Maintenance-wise, the Walter engine is about as good as it gets. There are no fuel nozzles to clean. There are no hot section inspections due until overhaul at 2,000 hours for the -E11. Three hundred-hour inspections are recommended, but they are only filter changes, check the starting and rigging adjustments, if needed, the basic stuff. Keep jet fuel in it, and an operator can expect about a $40 per hour operating expense during the 2,000 hour exchange or overhaul period.
The Walter powered AT-401 turns easily and manages airspeed surprisingly well. The reason for that last comment is, you must remember I’m attempting to literally ride the Palouse Hills with better than 100-foot rises. A mile run could have a half dozen of these rises, giving a roller coaster effect. I think the rise and falls (mini-climbs and descents) were close enough together the overall effect to the airspeed was minimal, a consistent 140-150 mph across the field.
One thing I noticed not related to the Cascade Walter-powered Air Tractor was the depth perception exercise that is continually going on while spraying the Palouse Hills. You really have to pick out the tops of your hills and focus upon them, making sure the one you are looking at is actually the next hill! I can see where a hill could get disguised along a pilot’s path, especially when the field is a solid color, like with wheat. Of course, I’m sure experience makes this a simple maneuver.
Departure, climb-out, cruise and working, the Cascade Walter powered Air Tractor is smooth, just like a turbine ag plane should be. I attribute this to two things; the Hartzel three-blade prop and its position in relation to the air inlet and the 0° angle of incidence for the engine mount. The aircraft tracks straight (yea, a little rudder on takeoff) in flight, and it still needs flaps in the turns and on takeoff.
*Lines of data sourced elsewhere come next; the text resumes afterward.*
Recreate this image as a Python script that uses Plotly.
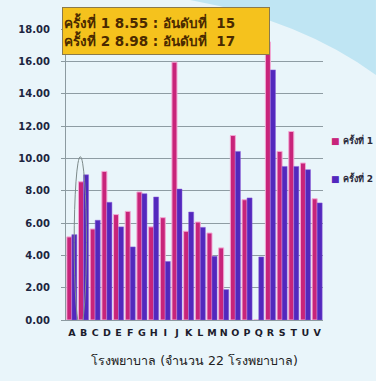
import plotly.graph_objects as go

hospitals = list("ABCDEFGHIJKLMNOPQRSTUV")
round1 = [5.14, 8.55, 5.63, 9.19, 6.52, 6.72, 7.92, 5.76, 6.33, 15.95, 5.49,
          6.06, 5.38, 4.46, 11.41, 7.44, 0.0, 17.20, 10.43, 11.66, 9.71, 7.50]
round2 = [5.28, 8.98, 6.17, 7.28, 5.76, 4.52, 7.81, 7.61, 3.62, 8.10, 6.68,
          5.73, 3.94, 1.88, 10.43, 7.55, 3.90, 15.47, 9.50, 9.50, 9.30, 7.24]
series_names = ["ครั้งที่ 1", "ครั้งที่ 2"]
y_ticks = [0, 2, 4, 6, 8, 10, 12, 14, 16, 18]
note_lines = ["ครั้งที่ 1 8.55 : อันดับที่&nbsp;&nbsp;15", "ครั้งที่ 2 8.98 : อันดับที่&nbsp;&nbsp;17"]
x_title = "โรงพยาบาล (จำนวน 22 โรงพยาบาล)"

PINK = "#c8247a"
BLUE = "#5228bd"
FONT = "DejaVu Sans, Noto Sans, sans-serif"

fig = go.Figure()
fig.add_trace(go.Bar(x=hospitals, y=round1, name=series_names[0],
                     marker=dict(color=PINK, line=dict(color="#f2a8d4", width=1))))
fig.add_trace(go.Bar(x=hospitals, y=round2, name=series_names[1],
                     marker=dict(color=BLUE, line=dict(color="#8c5fd8", width=0.5))))

legend_annots = []
for name, color, ypos in zip(series_names, [PINK, BLUE], [0.619, 0.489]):
    legend_annots.append(dict(
        xref="paper", yref="paper", x=1.2, y=ypos, xanchor="right", yanchor="middle",
        showarrow=False, align="left", borderpad=0,
        text=f'<span style="color:{color}">■</span> {name}',
        font=dict(size=9, family=FONT, color="#2a2a3a", weight="bold")))

fig.update_layout(
    width=376, height=381,
    margin=dict(l=66, r=53, t=29, b=60.5, autoexpand=False),
    paper_bgcolor="#e9f5fa",
    plot_bgcolor="rgba(0,0,0,0)",
    barmode="group", bargap=0.14, bargroupgap=0.0,
    font=dict(family=FONT, color="#1c2540"),
    showlegend=False,
    xaxis=dict(type="category", range=[-0.5, 21.5],
               tickfont=dict(size=9.5, family=FONT, color="#1c1c2c", weight="bold"),
               showgrid=False, showline=True, linecolor="#8c9aa0", linewidth=1,
               ticks="", ticklabelstandoff=4,
               title=dict(text=x_title, font=dict(size=12.5, family=FONT, color="#222"),
                          standoff=18)),
    yaxis=dict(range=[0, 18], tickvals=y_ticks, tickformat=".2f",
               tickfont=dict(size=10, family=FONT, color="#1c2540", weight="bold"),
               showgrid=True, gridcolor="#8e9ca3", gridwidth=1,
               showline=True, linecolor="#8c9aa0", linewidth=1,
               ticks="outside", ticklen=4, tickcolor="#8c9aa0",
               ticklabelstandoff=9, zeroline=False),
    shapes=[
        dict(type="path", xref="paper", yref="paper", layer="below",
             path="M 0.4825 1.0995 Q 0.9105 1.031 1.206 0.8422 L 1.206 1.0995 Z",
             fillcolor="#bfe5f3", line=dict(width=0)),
        dict(type="circle", xref="x", yref="y", layer="above",
             x0=0.2, x1=1.25, y0=-0.5, y1=10.1,
             line=dict(color="#7d8a8a", width=1)),
    ],
    annotations=[
        dict(xref="paper", yref="paper", x=-0.0156, y=0.993, xanchor="left", yanchor="middle",
             text="<br>".join(note_lines), showarrow=False, align="left",
             font=dict(size=13.5, family=FONT, color="#4a2a00", weight="bold"),
             bgcolor="#f5c21d", bordercolor="#8a7a4c", borderwidth=1,
             width=204, height=44, borderpad=1),
    ] + legend_annots,
)

fig.write_html("out.html", config={"displayModeBar": False},
               post_script="document.body.style.margin='0';document.body.style.overflow='hidden';")
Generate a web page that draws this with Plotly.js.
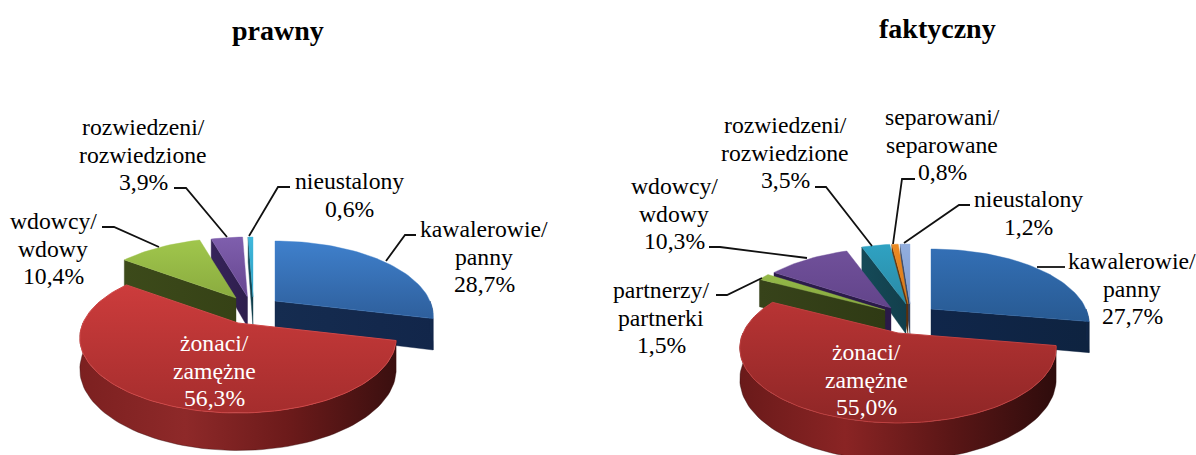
<!DOCTYPE html>
<html><head><meta charset="utf-8">
<script src="https://cdn.plot.ly/plotly-3.0.1.min.js"></script>
<style>html,body{margin:0;padding:0;background:#fff;overflow:hidden}#c{width:1196px;height:455px}</style>
</head><body><div id="c"></div>
<script>
// ---- data ----
const categoriesLeft = ['kawalerowie/\npanny','żonaci/\nzamężne','wdowcy/\nwdowy','rozwiedzeni/\nrozwiedzione','nieustalony'];
const valuesLeft = [28.7,56.3,10.4,3.9,0.6];
const categoriesRight = ['kawalerowie/\npanny','żonaci/\nzamężne','partnerzy/\npartnerki','wdowcy/\nwdowy','rozwiedzeni/\nrozwiedzione','separowani/\nseparowane','nieustalony'];
const valuesRight = [27.7,55.0,1.5,10.3,3.5,0.8,1.2];
const titleLeft = 'prawny', titleRight = 'faktyczny';

// ---- geometry of the tilted, exploded pie ----
const A = 155, B = 72, K = 0.2, D = 30;
const apexLeft  = [[275,301],[238,323],[236,298],[247.5,297],[253,297]];
const apexRight = [[931,309],[898,333],[885,310],[891,308],[906,304],[908,304],[910,304]];
// painter's order (back to front)
const orderLeft  = [4,3,2,0,1];
const orderRight = [6,5,4,3,2,0,1];

// ---- styles ----
const stylesLeft = [
  {top:['#2e5f9c','#3f80cc'],wall:['#152c50','#12264a']},
  {top:['#a52d2d','#cc3c3c'],wall:['#7c2020','#8e2929','#6b1a1a','#3a0f0f'],rim:'#d04848'},
  {top:['#8aab3f','#a0c64c'],wall:['#3c4a1a','#364216']},
  {top:['#664690','#7f5fad'],wall:['#36235a','#2e1e4c']},
  {top:['#2a9cc0','#40b8dc'],wall:['#14505f','#123f4c']}
];
const stylesRight = [
  {top:['#285a92','#336fb5'],wall:['#10264a','#0e2340']},
  {top:['#8e2626','#b83434'],wall:['#6a1a1a','#8a2424','#5a1616','#2e0c0c'],rim:'#c04040'},
  {top:['#86a83e','#94b848'],wall:['#37431a','#2f3a14']},
  {top:['#62448a','#70509a'],wall:['#2c1c4a','#2a1a48']},
  {top:['#2a8aa6','#2fa2c2'],wall:['#154a58','#123f4c']},
  {top:['#d8781a','#ec8a22'],wall:['#6e3a0c','#5a2f0a']},
  {top:['#7f9ccf','#92aede'],wall:['#3f5070','#34435f']}
];
const labelFont = 'Liberation Serif, Times New Roman, serif';
const labelsLeft = [[484,229],[214,343],[53,221],[143,127],[349,181]];
const labelsRight = [[1132,261],[866,352],[661,290],[674,186],[785,125],[942,117],[1028,199]];
const lineHeight = 27.5, labelSize = 23.7;
const leaders = [
 [[416,235],[405,235],[386,261]],[[102,227],[114,227],[159,247]],[[174,188],[186,188],[227,237]],[[290,187],[278,187],[249,236]],
 [[1065,267],[1037,267]],[[716,295],[727,295],[762,278]],[[709,247],[720,247],[807,258]],[[815,187],[826,187],[872,246]],
 [[915,179],[902,179],[893,244]],[[970,205],[959,205],[904,243]]
];

const rad = d => d*Math.PI/180;
function proj(ap, th){
  const X = Math.sin(rad(th)), Y = Math.cos(rad(th)), d = 1+K*Y;
  return {x: ap[0]+X*A/d, y: ap[1]-Y*B/d, dep: D/d};
}
function arc(s,e){ const out=[]; const n=Math.max(1,Math.ceil((e-s)/2)); for(let i=0;i<=n;i++) out.push(s+(e-s)*i/n); return out; }
function scale(cols){ return cols.map((c,i)=>[i/(cols.length-1),c]); }
function poly(xs,ys,cols,type,line){
  return {type:'scatter',mode:'lines',x:xs.concat(xs[0]),y:ys.concat(ys[0]),fill:'toself',hoverinfo:'skip',showlegend:false,
    fillcolor:cols[0],fillgradient:{type:type,colorscale:scale(cols)},
    line:{color:line||cols[cols.length-1],width:line?1:0.4}};
}
function pieTraces(values,apexes,order,styles){
  const tot = values.reduce((a,b)=>a+b,0); let c=0; const angs=values.map(v=>{const s=c;c+=v;return [s/tot*360,c/tot*360];});
  const tr=[];
  order.forEach(i=>{
    const [s,e]=angs[i], ap=apexes[i], st=styles[i];
    const ax=ap[0], ay=ap[1], ad=D;
    // radial walls facing the viewer
    if(Math.sin(rad(s))<0){ const p=proj(ap,s); tr.push(poly([p.x,ax,ax,p.x],[p.y,ay,ay+ad,p.y+p.dep],st.wall,'horizontal')); }
    if(Math.sin(rad(e))>0){ const p=proj(ap,e); tr.push(poly([ax,p.x,p.x,ax],[ay,p.y,p.y+p.dep,ay+ad],st.wall,'horizontal')); }
    // curved outer wall (front half only)
    const ws=Math.max(s,90), we=Math.min(e,270);
    if(we>ws){ const a=arc(ws,we).map(t=>proj(ap,t)); const xs=a.map(p=>p.x).concat(a.slice().reverse().map(p=>p.x));
      const ys=a.map(p=>p.y).concat(a.slice().reverse().map(p=>p.y+p.dep));
      tr.push(poly(xs,ys,st.wall,'horizontal')); }
    // top face
    const a=arc(s,e).map(t=>proj(ap,t));
    tr.push(poly([ax].concat(a.map(p=>p.x)),[ay].concat(a.map(p=>p.y)),st.top,'vertical',st.rim));
  });
  return tr;
}
const traces=[].concat(pieTraces(valuesLeft,apexLeft,orderLeft,stylesLeft),pieTraces(valuesRight,apexRight,orderRight,stylesRight));
leaders.forEach(l=>traces.push({type:'scatter',mode:'lines',x:l.map(p=>p[0]),y:l.map(p=>p[1]),hoverinfo:'skip',showlegend:false,line:{color:'#111',width:1.8}}));

const pct=v=>v.toFixed(1).replace('.',',')+'%';
const ann=[];
function addLabels(cats,vals,pos,whiteIdx){
  cats.forEach((c,i)=>{
    c.split('\n').concat(pct(vals[i])).forEach((t,j)=>ann.push({x:pos[i][0],y:pos[i][1]+j*lineHeight,xref:'x',yref:'y',text:t,showarrow:false,xanchor:'center',yanchor:'middle',
      font:{family:labelFont,size:labelSize,color:i===whiteIdx?'#fff':'#000'}}));
  });
}
addLabels(categoriesLeft,valuesLeft,labelsLeft,1);
addLabels(categoriesRight,valuesRight,labelsRight,1);
ann.push({x:278,y:30,xref:'x',yref:'y',text:'<b>'+titleLeft+'</b>',showarrow:false,font:{family:labelFont,size:28,color:'#000'}});
ann.push({x:937,y:28,xref:'x',yref:'y',text:'<b>'+titleRight+'</b>',showarrow:false,font:{family:labelFont,size:28,color:'#000'}});

Plotly.newPlot('c',traces,{width:1196,height:455,margin:{l:0,r:0,t:0,b:0},paper_bgcolor:'#fff',plot_bgcolor:'#fff',showlegend:false,
  xaxis:{range:[0,1196],visible:false,fixedrange:true},yaxis:{range:[455,0],visible:false,fixedrange:true},annotations:ann},{displayModeBar:false,staticPlot:true});
</script></body></html>
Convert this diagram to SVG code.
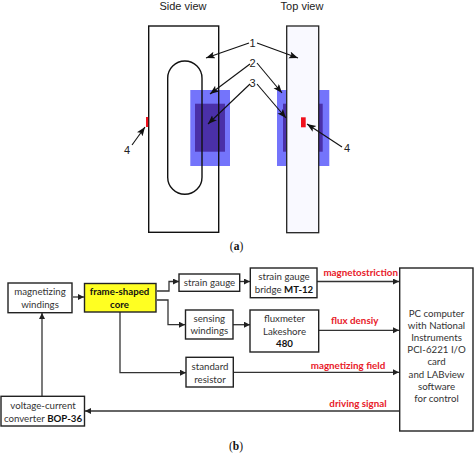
<svg xmlns="http://www.w3.org/2000/svg" width="474" height="454" viewBox="0 0 474 454">
<defs>
<marker id="ah" markerUnits="userSpaceOnUse" markerWidth="7" markerHeight="7" refX="6" refY="3" orient="auto"><path d="M0,0L6,3L0,6Z" fill="#222"/></marker>
<marker id="ab" markerUnits="userSpaceOnUse" markerWidth="10" markerHeight="8" refX="9" refY="3.5" orient="auto"><path d="M0,0L9,3.5L0,7L2,3.5Z" fill="#111"/></marker>
</defs>
<style>
text{font-family:"Lato","Liberation Sans",sans-serif;font-size:9.7px;fill:#333;text-anchor:middle}
.b{font-weight:700;fill:#111}
.r{font-weight:700;fill:#e8202a;font-size:9.8px}
.v{font-family:"Liberation Sans",Arial,sans-serif;font-size:11px;fill:#222}
.c{font-family:"Liberation Serif",serif;font-size:11.5px;fill:#111}
.box{fill:#fff;stroke:#222;stroke-width:1.4}
.fr{fill:none;stroke:#111;stroke-width:1.4}
.ln{fill:none;stroke:#333;stroke-width:1.3;marker-end:url(#ah)}
.ca{fill:none;stroke:#111;stroke-width:1.1;marker-end:url(#ab)}
.o{fill:#7474fb}.d{fill:#4a30a8}.red{fill:#f0101c}
</style>
<g id="side-view">
<rect class="o" x="190.3" y="90" width="39.7" height="76"/>
<rect class="d" x="195" y="103.7" width="30" height="48"/>
<rect class="fr" x="148.7" y="26" width="70" height="206.3"/>
<rect class="fr" x="167.7" y="61" width="34.3" height="133.3" rx="17.15" ry="17.15"/>
<rect class="red" x="146" y="117" width="2.2" height="10"/>
<text class="v" x="183" y="9.5">Side view</text>
</g>
<g id="top-view">
<rect class="o" x="277" y="90" width="52.3" height="76"/>
<rect class="d" x="283" y="103.7" width="39.7" height="48"/>
<rect x="286.7" y="26" width="32" height="206.7" fill="#f9f9ff" stroke="#222" stroke-width="1.3"/>
<rect class="red" x="301" y="117.3" width="4.7" height="10"/>
<text class="v" x="302" y="9.5">Top view</text>
</g>
<g id="connectors-a">
<path class="ca" d="M249,43L206,58"/>
<path class="ca" d="M257,43L298,58"/>
<path class="ca" d="M250,64L210,94"/>
<path class="ca" d="M257,63L282,93"/>
<path class="ca" d="M250,84L208,124"/>
<path class="ca" d="M257,84L286,118"/>
<path class="ca" d="M132,145L145,127"/>
<path class="ca" d="M342,147L307,124"/>
</g>
<g id="labels-a">
<text class="v" x="252.5" y="47">1</text>
<text class="v" x="252.5" y="66.500">2</text>
<text class="v" x="252.5" y="87">3</text>
<text class="v" x="127" y="154">4</text>
<text class="v" x="347" y="152">4</text>
<text class="c" x="236.500" y="250"><tspan>(</tspan><tspan font-weight="700">a</tspan><tspan>)</tspan></text>
</g>
<g id="connectors-b">
<path class="ln" d="M73,297H84"/>
<path class="ln" d="M157,291H169V281.500H179"/>
<path class="ln" d="M157,300H168V324.700H185"/>
<path class="ln" d="M120,312V372.700H186"/>
<path class="ln" d="M42,396V313"/>
<path class="ln" d="M240,281.500H250"/>
<path class="ln" d="M233,324.700H250"/>
<path class="ln" d="M317,281.500H399"/>
<path class="ln" d="M319,330.300H399"/>
<path class="ln" d="M233,372.300H399"/>
<path class="ln" d="M399,411H85"/>
</g>
<g id="magnetizing-windings"><rect class="box" x="8" y="283" width="64" height="29.700"/><text x="40" y="295">magnetizing</text><text x="40" y="308">windings</text></g>
<g id="frame-shaped-core"><rect x="84.500" y="283.500" width="71.500" height="28.500" fill="#ffff22" stroke="#222" stroke-width="1.4"/><text class="b" x="119.500" y="295">frame-shaped</text><text class="b" x="119.500" y="308">core</text></g>
<g id="strain-gauge"><rect class="box" x="179" y="274" width="60.700" height="17.300"/><text x="209.500" y="286">strain gauge</text></g>
<g id="sensing-windings"><rect class="box" x="185.500" y="310" width="47.500" height="29"/><text x="209.300" y="322">sensing</text><text x="209.300" y="334">windings</text></g>
<g id="standard-resistor"><rect class="box" x="186" y="357.300" width="47.300" height="29.700"/><text x="210" y="370">standard</text><text x="210" y="382.500">resistor</text></g>
<g id="voltage-current-converter"><rect class="box" x="1" y="396.300" width="83.500" height="29.700"/><text x="43" y="409">voltage-current</text><text x="43" y="421.500">converter <tspan class="b">BOP-36</tspan></text></g>
<g id="strain-gauge-bridge"><rect class="box" x="250.300" y="268" width="66.700" height="29.700"/><text x="284" y="280">strain gauge</text><text x="284" y="292.500">bridge <tspan class="b">MT-12</tspan></text></g>
<g id="fluxmeter"><rect class="box" x="250" y="310" width="68.700" height="42"/><text x="284.500" y="322">fluxmeter</text><text x="284.500" y="335">Lakeshore</text><text class="b" x="284.500" y="347">480</text></g>
<g id="pc-computer"><rect class="box" x="399.700" y="268" width="73.300" height="163"/>
<text x="436.500" y="317">PC computer</text><text x="436.500" y="328.500">with National</text><text x="436.500" y="340.500">Instruments</text><text x="436.500" y="353">PCI-6221 I/O</text><text x="436.500" y="365">card</text><text x="436.500" y="377.500">and LABview</text><text x="436.500" y="389.500">software</text><text x="436.500" y="401.500">for control</text></g>
<g id="signal-labels">
<text class="r" x="360.700" y="275.500">magnetostriction</text>
<text class="r" x="354.700" y="323.500">flux densiy</text>
<text class="r" x="348" y="368.500">magnetizing field</text>
<text class="r" x="358" y="406.500">driving signal</text>
<text class="c" x="236" y="450"><tspan>(</tspan><tspan font-weight="700">b</tspan><tspan>)</tspan></text>
</g>
</svg>
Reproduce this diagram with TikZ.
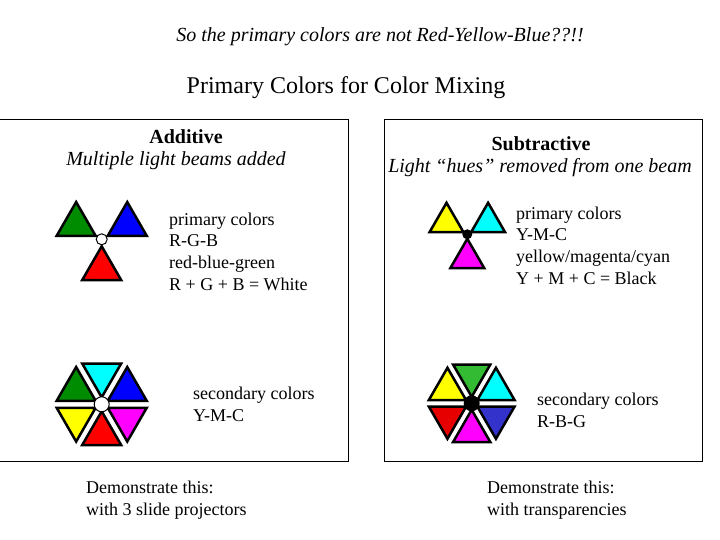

But, it flies like a turbine AT-402; quick, easy and fun.
Yes, you can have fun while working, it is OK. Just be careful with this aircraft. It has the ability to put you in an unusual attitude that you may not be able to fly out of, with its excellent power to weight ratio and aerodynamic design. It’s almost like driving a high speed sports car with 55 mph speed limits.
Doran Rogers is no new-comer to the ag aviation game. He started ag flying in 1962. He formed Cascade Flying Service in 1966 and has been operating from the same location in Garfield, Washington since 1969. The shop is a factory-authorized repair station for Air Tractor (since 1992) and more recently, a Walter engine installation facility, as well as running a spray operation.
Like other Palouse Hills operations, Cascade Flying Service sprays primarily grain cereals, as well as lentils and canola. The season starts in March with dry fertilizer applications, followed by herbicides on grain. In June and July, the flying is mostly insecticide work with most of the work coming to an end in mid-August with preharvest herbicide applications. This leaves a nice long winter for Cascade’s shop to perform STC’d Walter installations and STC’d Turbine Air Inlet conversions, as well as other ag aircraft rebuilding projects.
An ag pilot can climb into the cockpit of a Cascade Flying Service’s AT-401 converted to Walter power as its new owner for less than $300,000. The aircraft will be low time, new paint, new instrument panel and a Walter factory overhauled engine with new Hartzel prop. That’s about as an affordable priced turbine ag plane, in like-new condition, that I’ve seen on the market. Well worth looking into for 400 gallon-ship operations.